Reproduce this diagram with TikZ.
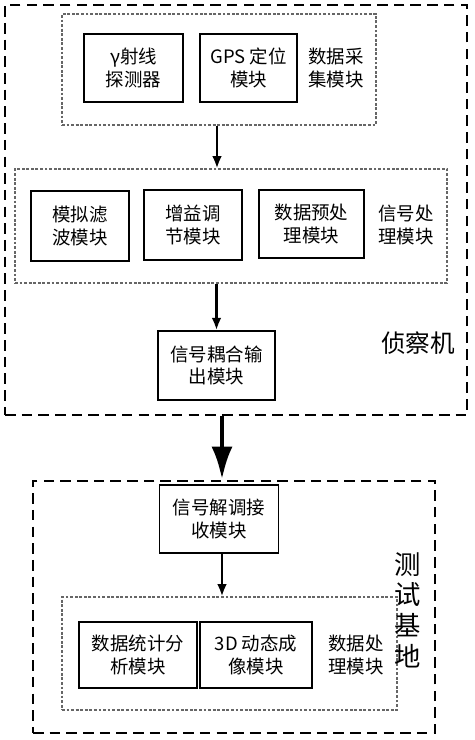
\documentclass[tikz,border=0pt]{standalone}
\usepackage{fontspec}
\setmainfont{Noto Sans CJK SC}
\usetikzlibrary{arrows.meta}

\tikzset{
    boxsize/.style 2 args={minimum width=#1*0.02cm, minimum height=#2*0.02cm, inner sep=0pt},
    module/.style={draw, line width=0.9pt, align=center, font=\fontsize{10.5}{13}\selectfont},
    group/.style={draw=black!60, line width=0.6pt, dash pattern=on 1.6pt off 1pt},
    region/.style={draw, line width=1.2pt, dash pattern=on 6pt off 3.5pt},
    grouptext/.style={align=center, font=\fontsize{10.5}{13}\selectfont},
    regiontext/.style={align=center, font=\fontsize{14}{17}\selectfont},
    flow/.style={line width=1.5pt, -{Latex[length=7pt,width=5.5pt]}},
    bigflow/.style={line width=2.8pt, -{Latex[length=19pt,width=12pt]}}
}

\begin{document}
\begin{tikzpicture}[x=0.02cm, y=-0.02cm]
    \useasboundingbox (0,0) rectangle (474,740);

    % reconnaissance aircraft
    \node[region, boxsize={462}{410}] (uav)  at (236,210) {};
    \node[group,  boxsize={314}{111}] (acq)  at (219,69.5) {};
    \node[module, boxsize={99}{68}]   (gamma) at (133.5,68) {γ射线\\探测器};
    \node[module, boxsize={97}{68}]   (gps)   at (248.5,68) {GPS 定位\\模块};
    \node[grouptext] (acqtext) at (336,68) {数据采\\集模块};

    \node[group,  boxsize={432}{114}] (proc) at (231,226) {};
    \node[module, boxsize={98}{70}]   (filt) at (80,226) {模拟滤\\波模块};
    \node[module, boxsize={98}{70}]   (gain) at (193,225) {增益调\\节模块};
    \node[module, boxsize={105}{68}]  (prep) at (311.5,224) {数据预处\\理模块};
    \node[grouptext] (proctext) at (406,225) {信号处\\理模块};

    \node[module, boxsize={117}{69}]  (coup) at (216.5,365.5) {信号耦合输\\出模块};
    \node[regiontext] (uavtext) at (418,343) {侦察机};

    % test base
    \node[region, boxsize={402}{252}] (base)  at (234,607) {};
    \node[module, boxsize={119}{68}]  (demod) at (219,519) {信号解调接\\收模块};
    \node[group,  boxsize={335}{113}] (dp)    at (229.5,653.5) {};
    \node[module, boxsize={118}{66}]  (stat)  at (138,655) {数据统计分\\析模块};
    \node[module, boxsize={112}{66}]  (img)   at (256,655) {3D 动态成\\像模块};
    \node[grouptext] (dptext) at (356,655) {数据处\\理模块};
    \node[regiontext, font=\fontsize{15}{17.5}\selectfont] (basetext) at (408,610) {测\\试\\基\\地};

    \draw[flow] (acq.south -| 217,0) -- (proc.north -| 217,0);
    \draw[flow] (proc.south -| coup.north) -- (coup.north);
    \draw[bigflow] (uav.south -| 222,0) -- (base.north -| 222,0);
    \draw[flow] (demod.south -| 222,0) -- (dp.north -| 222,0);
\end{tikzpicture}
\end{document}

Aim of the task —
Keep the pictures out of the copy and write out the data exactly as it stands.

Exercise solution —
Reproduce this diagram with TikZ.
\documentclass[tikz,border=0pt]{standalone}
\usepackage{fontspec}
\setmainfont{Noto Sans CJK SC}
\usetikzlibrary{arrows.meta}

\tikzset{
    boxsize/.style 2 args={minimum width=#1*0.02cm, minimum height=#2*0.02cm, inner sep=0pt},
    module/.style={draw, line width=0.9pt, align=center, font=\fontsize{10.5}{13}\selectfont},
    group/.style={draw=black!60, line width=0.6pt, dash pattern=on 1.6pt off 1pt},
    region/.style={draw, line width=1.2pt, dash pattern=on 6pt off 3.5pt},
    grouptext/.style={align=center, font=\fontsize{10.5}{13}\selectfont},
    regiontext/.style={align=center, font=\fontsize{14}{17}\selectfont},
    flow/.style={line width=1.5pt, -{Latex[length=7pt,width=5.5pt]}},
    bigflow/.style={line width=2.8pt, -{Latex[length=19pt,width=12pt]}}
}

\begin{document}
\begin{tikzpicture}[x=0.02cm, y=-0.02cm]
    \useasboundingbox (0,0) rectangle (474,740);

    % reconnaissance aircraft
    \node[region, boxsize={462}{410}] (uav)  at (236,210) {};
    \node[group,  boxsize={314}{111}] (acq)  at (219,69.5) {};
    \node[module, boxsize={99}{68}]   (gamma) at (133.5,68) {γ射线\\探测器};
    \node[module, boxsize={97}{68}]   (gps)   at (248.5,68) {GPS 定位\\模块};
    \node[grouptext] (acqtext) at (336,68) {数据采\\集模块};

    \node[group,  boxsize={432}{114}] (proc) at (231,226) {};
    \node[module, boxsize={98}{70}]   (filt) at (80,226) {模拟滤\\波模块};
    \node[module, boxsize={98}{70}]   (gain) at (193,225) {增益调\\节模块};
    \node[module, boxsize={105}{68}]  (prep) at (311.5,224) {数据预处\\理模块};
    \node[grouptext] (proctext) at (406,225) {信号处\\理模块};

    \node[module, boxsize={117}{69}]  (coup) at (216.5,365.5) {信号耦合输\\出模块};
    \node[regiontext] (uavtext) at (418,343) {侦察机};

    % test base
    \node[region, boxsize={402}{252}] (base)  at (234,607) {};
    \node[module, boxsize={119}{68}]  (demod) at (219,519) {信号解调接\\收模块};
    \node[group,  boxsize={335}{113}] (dp)    at (229.5,653.5) {};
    \node[module, boxsize={118}{66}]  (stat)  at (138,655) {数据统计分\\析模块};
    \node[module, boxsize={112}{66}]  (img)   at (256,655) {3D 动态成\\像模块};
    \node[grouptext] (dptext) at (356,655) {数据处\\理模块};
    \node[regiontext, font=\fontsize{15}{17.5}\selectfont] (basetext) at (408,610) {测\\试\\基\\地};

    \draw[flow] (acq.south -| 217,0) -- (proc.north -| 217,0);
    \draw[flow] (proc.south -| coup.north) -- (coup.north);
    \draw[bigflow] (uav.south -| 222,0) -- (base.north -| 222,0);
    \draw[flow] (demod.south -| 222,0) -- (dp.north -| 222,0);
\end{tikzpicture}
\end{document}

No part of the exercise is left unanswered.